What Do Shoah Trips Teach Our Youth?
This break is an opportunity to hold a fundamental discussion in Israeli society – and not just in the government ministries – about historical knowledge and what we want to teach our youth.
The focus on the German extermination camps in Poland is understandable: They were the most deadly and extreme culmination of what the Nazis called the “Final Solution” to the Jewish problem. In the occupied countries, the Nazis found governments, political parties and people who abetted them – but the Holocaust was the Nazis’ plan to eradicate the Jewish presence in Europe and ultimately in the entire world, and was part of the comprehensive racist ideology of their totalitarian regime. Without understanding this context of the death camps in Poland, one cannot properly comprehend a visit to them, and this can lead to a distorted historical understanding of the Nazi atrocities wrought by the Holocaust. The trips cannot ignore what occurred in Germany when the Nazis came to power, and these trips should begin in Germany and then continue to Poland, as is the case when they are organized by the Israel Defense Forces.
The trip must begin in Germany, where students will learn about the Nazi ideology, the elimination of democracy, the construction of concentration camps for opponents of the regime – liberals, socialists, communists – and the dispersal of their political parties, about the arrests and murders of homosexuals, of Gypsies and of opponents of the Nazi dictatorship from within the churches. Visiting a camp like Dachau will illustrate the meaning of the Nazi tyranny, as will descriptions of the killings and the torching of synagogues on Kristallnacht.
The trip to Germany should conclude with a visit to the Wannsee Villa on the outskirts of Berlin, where in January 1942 top German government officials discussed the annihilation of European Jewry, not as if they were discussing mass murder but as if it were merely a technical issue involving a population census and transportation arrangements. The chasm between the seeming normalcy of the administrative discussion that took place in the relaxed atmosphere of a charming villa and the murderous content of the discussion only heightens the horror. Many of the conference’s participants were never made to face justice for their part in planning the largest organized mass murder in history.
Only after presenting the nature of the Nazi regime to the students can the trips continue to Poland. Young Israelis must receive an accurate historical picture that shows that after Jews, the Poles became the main target of the German racial policy. The Germans did not designate the Poles for mass extermination like the Jews – according to the Nazi racial hierarchy, they were destined to be woodcutters and water-carriers for the German master race in Eastern Europe. Therefore, the German authorities made do with breaking apart the Polish nation. They eliminated its institutions, closed its universities and killed many of the elite. It is important for Israeli youths to know that the Germans killed 3 million non-Jewish Poles, in addition to 3 million Jewish Poles.

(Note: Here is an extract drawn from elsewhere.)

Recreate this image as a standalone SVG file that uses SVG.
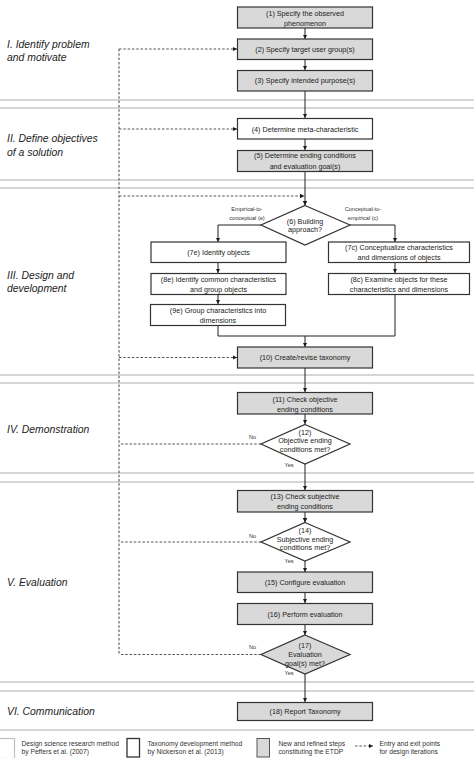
<svg xmlns="http://www.w3.org/2000/svg" width="474" height="758" viewBox="0 0 474 758">
<defs>
<marker id="ah" viewBox="0 0 10 10" refX="10" refY="5" markerWidth="4.5" markerHeight="4.5" orient="auto" markerUnits="userSpaceOnUse"><path d="M0,0 L10,5 L0,10 z" fill="#1a1a1a"/></marker>
<style>
.sep{stroke:#c8c8c8;stroke-width:1.3;fill:none}
.g{fill:#d9d9d9;stroke:#333;stroke-width:1.2}
.w{fill:#ffffff;stroke:#333;stroke-width:1.2}
.t{font-family:"Liberation Sans",Arial,sans-serif;font-size:7.2px;fill:#222;text-anchor:middle}
.s{font-family:"Liberation Sans",Arial,sans-serif;font-size:5.6px;fill:#333;text-anchor:middle}
.lab{font-family:"Liberation Sans",Arial,sans-serif;font-size:10.4px;font-style:italic;fill:#222}
.lg{font-family:"Liberation Sans",Arial,sans-serif;font-size:6.7px;fill:#333}
.c{stroke:#222;stroke-width:1;fill:none}
.d{stroke:#555;stroke-width:1.1;stroke-dasharray:2.5,1.8;fill:none}
</style>
</defs>
<rect x="0" y="0" width="474" height="758" fill="#ffffff"/>
<g id="separators">
<line class="sep" x1="0" y1="100" x2="474" y2="100"/><line class="sep" x1="0" y1="108" x2="474" y2="108"/>
<line class="sep" x1="0" y1="180" x2="474" y2="180"/><line class="sep" x1="0" y1="188" x2="474" y2="188"/>
<line class="sep" x1="0" y1="375" x2="474" y2="375"/><line class="sep" x1="0" y1="383" x2="474" y2="383"/>
<line class="sep" x1="0" y1="473" x2="474" y2="473"/><line class="sep" x1="0" y1="482" x2="474" y2="482"/>
<line class="sep" x1="0" y1="682" x2="474" y2="682"/><line class="sep" x1="0" y1="691" x2="474" y2="691"/>
<line class="sep" x1="0" y1="730" x2="474" y2="730"/>
</g>
<g id="phase-labels">
<text class="lab" x="7" y="48">I. Identify problem</text><text class="lab" x="7" y="61">and motivate</text>
<text class="lab" x="7" y="142">II. Define objectives</text><text class="lab" x="7" y="155.5">of a solution</text>
<text class="lab" x="7" y="278.5">III. Design and</text><text class="lab" x="7" y="292">development</text>
<text class="lab" x="7" y="432.5">IV. Demonstration</text>
<text class="lab" x="7" y="586">V. Evaluation</text>
<text class="lab" x="7" y="715">VI. Communication</text>
</g>
<g id="connectors">
<line class="c" x1="305" y1="28" x2="305" y2="39" marker-end="url(#ah)"/>
<line class="c" x1="305" y1="59" x2="305" y2="70" marker-end="url(#ah)"/>
<line class="c" x1="305" y1="91" x2="305" y2="118" marker-end="url(#ah)"/>
<line class="c" x1="305" y1="139" x2="305" y2="150" marker-end="url(#ah)"/>
<line class="c" x1="305" y1="171.5" x2="305" y2="205.5" marker-end="url(#ah)"/>
<polyline class="c" points="261,225 218,225 218,242" marker-end="url(#ah)"/>
<polyline class="c" points="350,225 395,225 395,242" marker-end="url(#ah)"/>
<line class="c" x1="218" y1="262.5" x2="218" y2="273" marker-end="url(#ah)"/>
<line class="c" x1="218" y1="294.5" x2="218" y2="304" marker-end="url(#ah)"/>
<line class="c" x1="395" y1="262.5" x2="395" y2="273" marker-end="url(#ah)"/>
<polyline class="c" points="218,325.5 218,336 395,336 395,294.5"/>
<line class="c" x1="305" y1="336" x2="305" y2="347" marker-end="url(#ah)"/>
<line class="c" x1="305" y1="368" x2="305" y2="392" marker-end="url(#ah)"/>
<line class="c" x1="305" y1="414" x2="305" y2="424" marker-end="url(#ah)"/>
<line class="c" x1="305" y1="464" x2="305" y2="490" marker-end="url(#ah)"/>
<line class="c" x1="305" y1="512" x2="305" y2="522.5" marker-end="url(#ah)"/>
<line class="c" x1="305" y1="561" x2="305" y2="572" marker-end="url(#ah)"/>
<line class="c" x1="305" y1="592.5" x2="305" y2="603" marker-end="url(#ah)"/>
<line class="c" x1="305" y1="624.5" x2="305" y2="635" marker-end="url(#ah)"/>
<line class="c" x1="305" y1="674" x2="305" y2="702" marker-end="url(#ah)"/>
<line class="d" x1="119" y1="49" x2="119" y2="654.5"/>
<line class="d" x1="119" y1="49" x2="237" y2="49" marker-end="url(#ah)"/>
<line class="d" x1="119" y1="129" x2="237" y2="129" marker-end="url(#ah)"/>
<line class="d" x1="119" y1="196" x2="304.5" y2="196" marker-end="url(#ah)"/>
<line class="d" x1="119" y1="357.5" x2="237" y2="357.5" marker-end="url(#ah)"/>
<line class="d" x1="261" y1="444" x2="119" y2="444"/>
<line class="d" x1="261" y1="542" x2="119" y2="542"/>
<line class="d" x1="261" y1="654.5" x2="119" y2="654.5"/>
<text class="s" x="247" y="211">Empirical-to-</text><text class="s" x="247" y="220">conceptual (e)</text>
<text class="s" x="363" y="211">Conceptual-to-</text><text class="s" x="363" y="220">empirical (c)</text>
<text class="s" x="252.5" y="439">No</text><text class="s" x="289" y="467">Yes</text>
<text class="s" x="252.5" y="538">No</text><text class="s" x="289" y="563">Yes</text>
<text class="s" x="252.5" y="649">No</text><text class="s" x="289" y="674.5">Yes</text>
</g>
<g id="n1"><rect class="g" x="237.5" y="7" width="135" height="21"/><text class="t" x="305" y="15.8">(1) Specify the observed</text><text class="t" x="305" y="25.8">phenomenon</text></g>
<g id="n2"><rect class="g" x="237.5" y="39" width="135" height="20.5"/><text class="t" x="305" y="51.8">(2) Specify target user group(s)</text></g>
<g id="n3"><rect class="g" x="237.5" y="70.5" width="135" height="20.5"/><text class="t" x="305" y="83.3">(3) Specify intended purpose(s)</text></g>
<g id="n4"><rect class="w" x="237.5" y="118.5" width="135" height="20.5"/><text class="t" x="305" y="131.5">(4) Determine meta-characteristic</text></g>
<g id="n5"><rect class="g" x="237.5" y="150.5" width="135" height="21"/><text class="t" x="305" y="158.3">(5) Determine ending conditions</text><text class="t" x="305" y="168.5">and evaluation goal(s)</text></g>
<g id="n6"><polygon class="w" points="305,205.5 350,225 305,245 261,225"/><text class="t" x="305" y="224">(6) Building</text><text class="t" x="305" y="232">approach?</text></g>
<g id="n7e"><rect class="w" x="151" y="242" width="135" height="20.5"/><text class="t" x="218.5" y="255">(7e) Identify objects</text></g>
<g id="n8e"><rect class="w" x="151" y="273.5" width="135" height="21"/><text class="t" x="218.5" y="281.5">(8e) Identify common characteristics</text><text class="t" x="218.5" y="291.5">and group objects</text></g>
<g id="n9e"><rect class="w" x="150.5" y="304.5" width="135" height="21"/><text class="t" x="218" y="313">(9e) Group characteristics into</text><text class="t" x="218" y="323">dimensions</text></g>
<g id="n7c"><rect class="w" x="328.5" y="242" width="141" height="20.5"/><text class="t" x="399" y="250">(7c) Conceptualize characteristics</text><text class="t" x="399" y="259.5">and dimensions of objects</text></g>
<g id="n8c"><rect class="w" x="328.5" y="273.5" width="141" height="21"/><text class="t" x="399" y="281.5">(8c) Examine objects for these</text><text class="t" x="399" y="291.5">characteristics and dimensions</text></g>
<g id="n10"><rect class="g" x="237.5" y="347" width="135" height="21"/><text class="t" x="305" y="360">(10) Create/revise taxonomy</text></g>
<g id="n11"><rect class="g" x="237.5" y="392.5" width="135" height="21.5"/><text class="t" x="305" y="402">(11) Check objective</text><text class="t" x="305" y="411.7">ending conditions</text></g>
<g id="n12"><polygon class="w" points="305,424.5 350,444 305,464 261,444"/><text class="t" x="305" y="434.5">(12)</text><text class="t" x="305" y="443">Objective ending</text><text class="t" x="305" y="451.5">conditions met?</text></g>
<g id="n13"><rect class="g" x="237.5" y="490.5" width="135" height="21.5"/><text class="t" x="305" y="499.3">(13) Check subjective</text><text class="t" x="305" y="509.3">ending conditions</text></g>
<g id="n14"><polygon class="w" points="305,522.5 350,542 305,561 261,542"/><text class="t" x="305" y="533">(14)</text><text class="t" x="305" y="541.5">Subjective ending</text><text class="t" x="305" y="550">conditions met?</text></g>
<g id="n15"><rect class="g" x="237.5" y="572" width="135" height="20.5"/><text class="t" x="305" y="584.7">(15) Configure evaluation</text></g>
<g id="n16"><rect class="g" x="237.5" y="603.5" width="135" height="21"/><text class="t" x="305" y="616.5">(16) Perform evaluation</text></g>
<g id="n17"><polygon class="g" points="305,635 350,654.5 305,674 261,654.5"/><text class="t" x="305" y="648">(17)</text><text class="t" x="305" y="657">Evaluation</text><text class="t" x="305" y="665.5">goal(s) met?</text></g>
<g id="n18"><rect class="g" x="237.5" y="702.5" width="135" height="18"/><text class="t" x="305" y="714.3">(18) Report Taxonomy</text></g>
<g id="legend">
<rect x="-1" y="738.5" width="15.5" height="20" fill="#fff" stroke="#c0c0c0" stroke-width="1.2"/>
<text class="lg" x="21.5" y="746">Design science research method</text><text class="lg" x="21.5" y="754">by Peffers et al. (2007)</text>
<rect x="127" y="738.5" width="12.5" height="18.5" fill="#fff" stroke="#333" stroke-width="1.3"/>
<text class="lg" x="147.5" y="746">Taxonomy development method</text><text class="lg" x="147.5" y="754">by Nickerson et al. (2013)</text>
<rect x="257" y="738.5" width="12.5" height="18.5" fill="#d9d9d9" stroke="#555" stroke-width="1"/>
<text class="lg" x="278.5" y="746">New and refined steps</text><text class="lg" x="278.5" y="754">constituting the ETDP</text>
<line class="d" x1="355" y1="746" x2="373" y2="746" marker-end="url(#ah)"/>
<text class="lg" x="379.5" y="746">Entry and exit points</text><text class="lg" x="379.5" y="754">for design iterations</text>
</g>
</svg>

This has not stopped many Poles from showing indifference to the annihilation of Polish Jewry; and there were also many Poles who informed on Jews, who turned them in to the Germans or even participated in their killing, such as the massacre in the Jedwabne forest in 1941. This only makes the heroism and integrity of the Polish Righteous Among the Nations all the more worthy of appreciation and recognition. The reality is indeed complicated. Despite the current nationalist Polish government’s attempts to obscure Poles’ role in the Holocaust, it is impossible to ignore the Polish argument that Poland was the only country in occupied Europe where the government did not cooperate with the Germans.
All of this must be presented to the participants in the trips to Germany and Poland. The Germans may not like having large groups of young Israelis visit the country in connection with the Holocaust, particularly after Germany took responsibility for it and today is a true friend of Israel. I also do not recommend that members of the Israeli delegations march around Germany wrapped in the Israeli flag. A silent march to Dachau would be much more impactful, and similar sensitivity should be employed in the marches in Poland. The profound antisemitism that existed in parts of Polish society cannot be ignored, but the focus must be on the horror that came out of the Nazi regime in Germany, even if the extermination camps were located in occupied Poland.